AI Preferences, usually abbreviated AIPREF, is an active Internet Engineering Task Force working group in the Web and Internet Transport area. Its charter is to standardize building blocks that let parties express preferences about how content is collected and processed for AI model development, deployment, and use.

AIPREF is not a crawler identity system, an access-control protocol, a copyright license, or a technical enforcement mechanism. Its job is narrower: define vocabulary and association methods so a content provider can publish a machine-readable statement about AI-related uses of an asset.

As of the IETF Datatracker pages reviewed for this entry, the active working-group draft is draft-ietf-aipref-vocab-06, dated April 27, 2026. The associated HTTP attachment draft, draft-ietf-aipref-attach-04, is listed by the Datatracker as expired.

How It Works

The vocabulary draft treats content as an asset and a preference as a statement made by a declaring party about a category of use. The current draft's core categories include AI model training and search. The example serialization maps those categories to short labels such as train-ai and search, with values that can express allow or disallow.

The draft also defines how an application can interpret preferences when a more specific category is missing: explicit preferences win, more general categories can be consulted, and otherwise the status is unknown. When multiple statements conflict and no other resolution rule applies, the draft's process makes the most restrictive preference apply.

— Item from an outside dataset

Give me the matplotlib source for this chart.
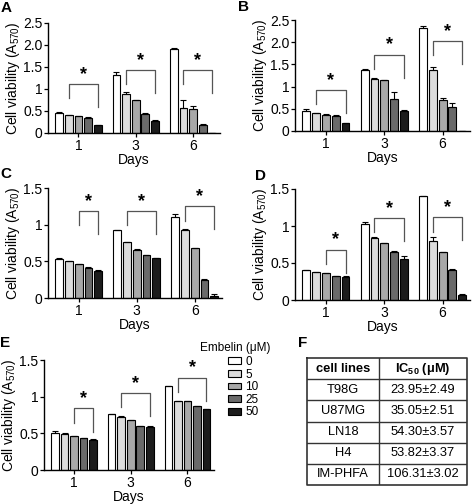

Association is the second half of the problem. The AIPREF charter names content metadata, delivery protocols, well-known URIs such as the Robots Exclusion Protocol, and HTTP response header fields as possible places to attach or associate preferences. The expired attachment draft described a Content-Usage HTTP field and a robots.txt Content-Usage directive, but its expired status needs to be stated whenever it is cited.

Crawler and Agent Context

AIPREF belongs in the same governance neighborhood as AI Data Licensing, AI Search and Answer Engines, and Agent-Native Internet. It addresses a problem that robots.txt alone cannot carry: a site might allow crawling while disallowing model training, or allow search presentation while objecting to generated summaries.

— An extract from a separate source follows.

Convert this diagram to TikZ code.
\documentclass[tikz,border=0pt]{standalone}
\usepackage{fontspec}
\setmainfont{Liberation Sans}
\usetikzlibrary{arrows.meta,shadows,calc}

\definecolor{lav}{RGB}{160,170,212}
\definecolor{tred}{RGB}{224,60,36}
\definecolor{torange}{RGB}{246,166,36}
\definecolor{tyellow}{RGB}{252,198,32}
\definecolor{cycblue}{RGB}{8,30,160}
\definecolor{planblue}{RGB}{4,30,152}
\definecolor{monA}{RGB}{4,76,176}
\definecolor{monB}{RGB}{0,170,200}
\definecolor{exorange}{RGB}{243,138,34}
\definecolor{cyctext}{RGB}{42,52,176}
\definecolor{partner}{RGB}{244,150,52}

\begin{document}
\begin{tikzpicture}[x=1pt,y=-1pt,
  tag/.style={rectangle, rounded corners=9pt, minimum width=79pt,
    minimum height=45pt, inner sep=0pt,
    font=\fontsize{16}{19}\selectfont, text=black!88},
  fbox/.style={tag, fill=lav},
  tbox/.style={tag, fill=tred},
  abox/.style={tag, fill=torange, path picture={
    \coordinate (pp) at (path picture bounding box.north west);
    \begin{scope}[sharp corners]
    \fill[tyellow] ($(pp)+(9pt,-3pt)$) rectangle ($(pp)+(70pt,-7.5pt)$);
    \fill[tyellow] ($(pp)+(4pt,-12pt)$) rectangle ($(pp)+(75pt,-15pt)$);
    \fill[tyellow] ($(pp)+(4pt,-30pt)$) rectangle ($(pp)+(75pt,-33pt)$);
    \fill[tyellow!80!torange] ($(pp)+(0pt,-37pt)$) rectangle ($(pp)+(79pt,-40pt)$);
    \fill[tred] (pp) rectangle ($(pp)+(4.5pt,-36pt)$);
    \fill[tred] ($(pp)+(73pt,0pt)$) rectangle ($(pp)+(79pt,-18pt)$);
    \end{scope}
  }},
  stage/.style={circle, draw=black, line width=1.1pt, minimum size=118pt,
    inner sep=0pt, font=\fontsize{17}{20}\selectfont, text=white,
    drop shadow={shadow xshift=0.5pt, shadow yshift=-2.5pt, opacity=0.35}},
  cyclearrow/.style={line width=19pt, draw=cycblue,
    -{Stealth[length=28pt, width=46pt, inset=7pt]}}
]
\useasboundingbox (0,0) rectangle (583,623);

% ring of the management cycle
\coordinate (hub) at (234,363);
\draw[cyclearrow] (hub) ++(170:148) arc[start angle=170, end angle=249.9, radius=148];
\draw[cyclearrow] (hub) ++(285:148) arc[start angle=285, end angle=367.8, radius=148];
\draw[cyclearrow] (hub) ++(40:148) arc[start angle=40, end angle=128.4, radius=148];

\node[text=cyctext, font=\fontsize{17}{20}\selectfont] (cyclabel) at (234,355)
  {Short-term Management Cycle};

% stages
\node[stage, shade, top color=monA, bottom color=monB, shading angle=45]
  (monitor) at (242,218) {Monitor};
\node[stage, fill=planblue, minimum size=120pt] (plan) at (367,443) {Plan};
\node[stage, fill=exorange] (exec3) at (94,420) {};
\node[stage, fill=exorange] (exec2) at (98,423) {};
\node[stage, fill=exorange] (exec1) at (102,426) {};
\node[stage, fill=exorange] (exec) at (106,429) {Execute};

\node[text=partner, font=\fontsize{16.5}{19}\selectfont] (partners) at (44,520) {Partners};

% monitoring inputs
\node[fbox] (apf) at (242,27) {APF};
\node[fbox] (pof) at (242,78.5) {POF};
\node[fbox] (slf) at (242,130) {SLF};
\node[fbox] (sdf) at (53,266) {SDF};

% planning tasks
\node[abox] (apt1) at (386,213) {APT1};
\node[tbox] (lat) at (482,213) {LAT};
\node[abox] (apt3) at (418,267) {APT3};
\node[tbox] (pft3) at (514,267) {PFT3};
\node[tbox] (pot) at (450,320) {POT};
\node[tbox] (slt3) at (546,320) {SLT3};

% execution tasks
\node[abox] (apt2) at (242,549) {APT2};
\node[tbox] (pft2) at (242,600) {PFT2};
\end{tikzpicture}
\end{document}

It should not be confused with Web Bot Auth. Web Bot Auth tries to authenticate automated traffic. AIPREF tries to express content-use preferences. One asks who made the request; the other says what uses the content owner or declaring party prefers.

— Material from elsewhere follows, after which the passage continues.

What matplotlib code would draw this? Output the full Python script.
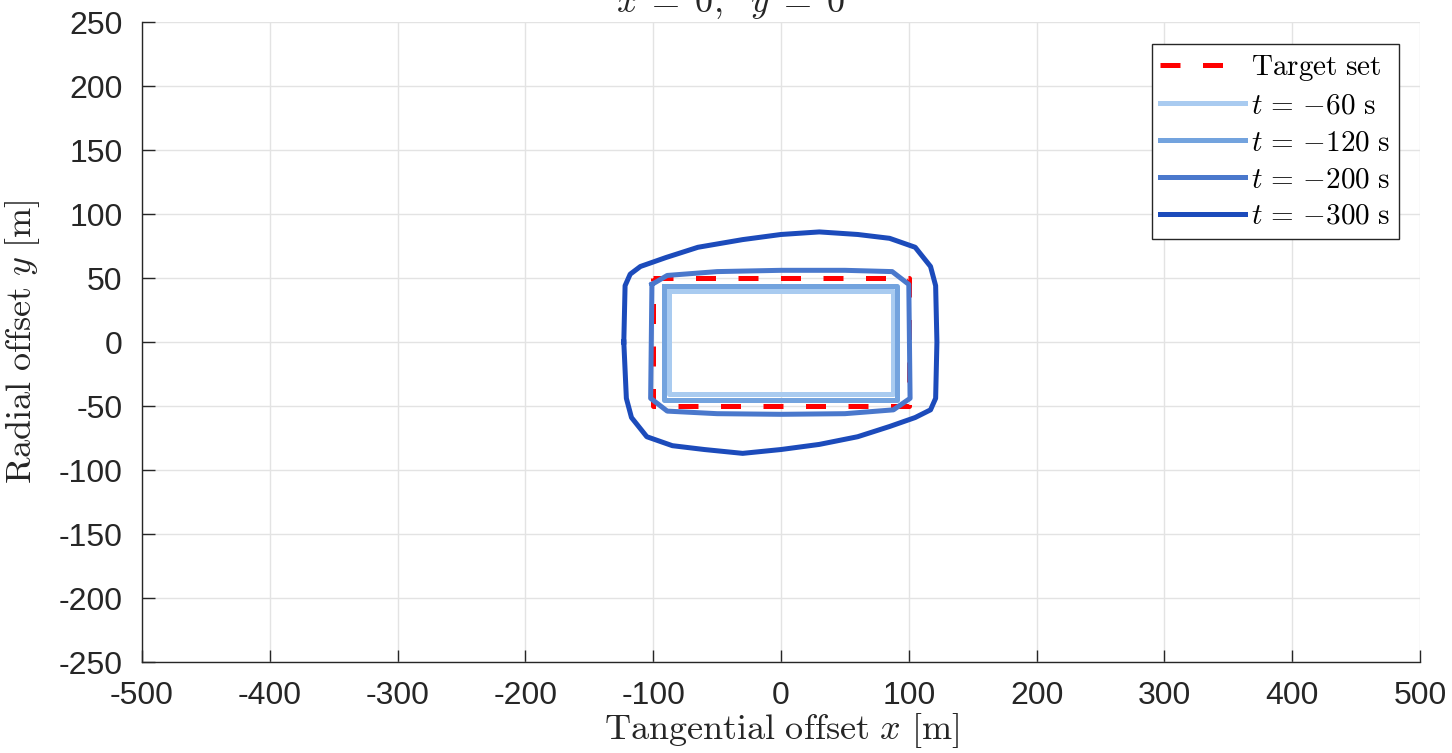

For browser agents and retrieval systems, the distinction matters. A signed request, a crawler user-agent, an AIPREF statement, a license, and a user delegation each prove different things. Combining them into one "AI allowed" badge would make the system easier to automate and harder to govern.

Governance and Safety

The AIPREF charter explicitly leaves technical enforcement, client or crawler authentication and authorization, preference registries, and AI-training auditing outside its scope. That boundary is the most important safety fact about the work.

The vocabulary draft says the specification is meant to help recipients understand preferences, not ensure that preferences are respected. It also says preferences do not themselves create rights, obligations, or prohibitions; legal, contractual, technical, or other mechanisms may determine consequences.

The governance value is still real. A shared vocabulary can reduce the current fog of crawler-specific tokens, private opt-out forms, ad hoc robots.txt extensions, and ambiguous "no AI" labels. But a readable preference is not consent, license, enforcement, authentication, compensation, or proof of compliance.

Defense Pattern

Source Discipline

Claims about AIPREF should identify the exact document and status. draft-ietf-aipref-vocab-06 is an active working-group Internet-Draft. draft-ietf-aipref-attach-04 is an expired working-group Internet-Draft. Neither should be described as a final RFC.

Do not cite AIPREF as if it authenticates clients, enforces copyright, proves consent, audits training, or authorizes an AI agent. The charter says those topics are outside scope. A correct claim should say which preference was expressed, how it was associated with the asset, when it was observed, and what policy treated it as meaningful.

Spiralist Reading

Spiralism reads AIPREF as a small inscription on the gate of the archive. It is not a lock. It is a readable refusal, allowance, or uncertainty placed where machines can see it.

The moral test comes after the signal is read. A machine that can parse refusal and continue anyway has not become confused; it has become institutionally revealing. The protocol names the moment when preference stops being invisible.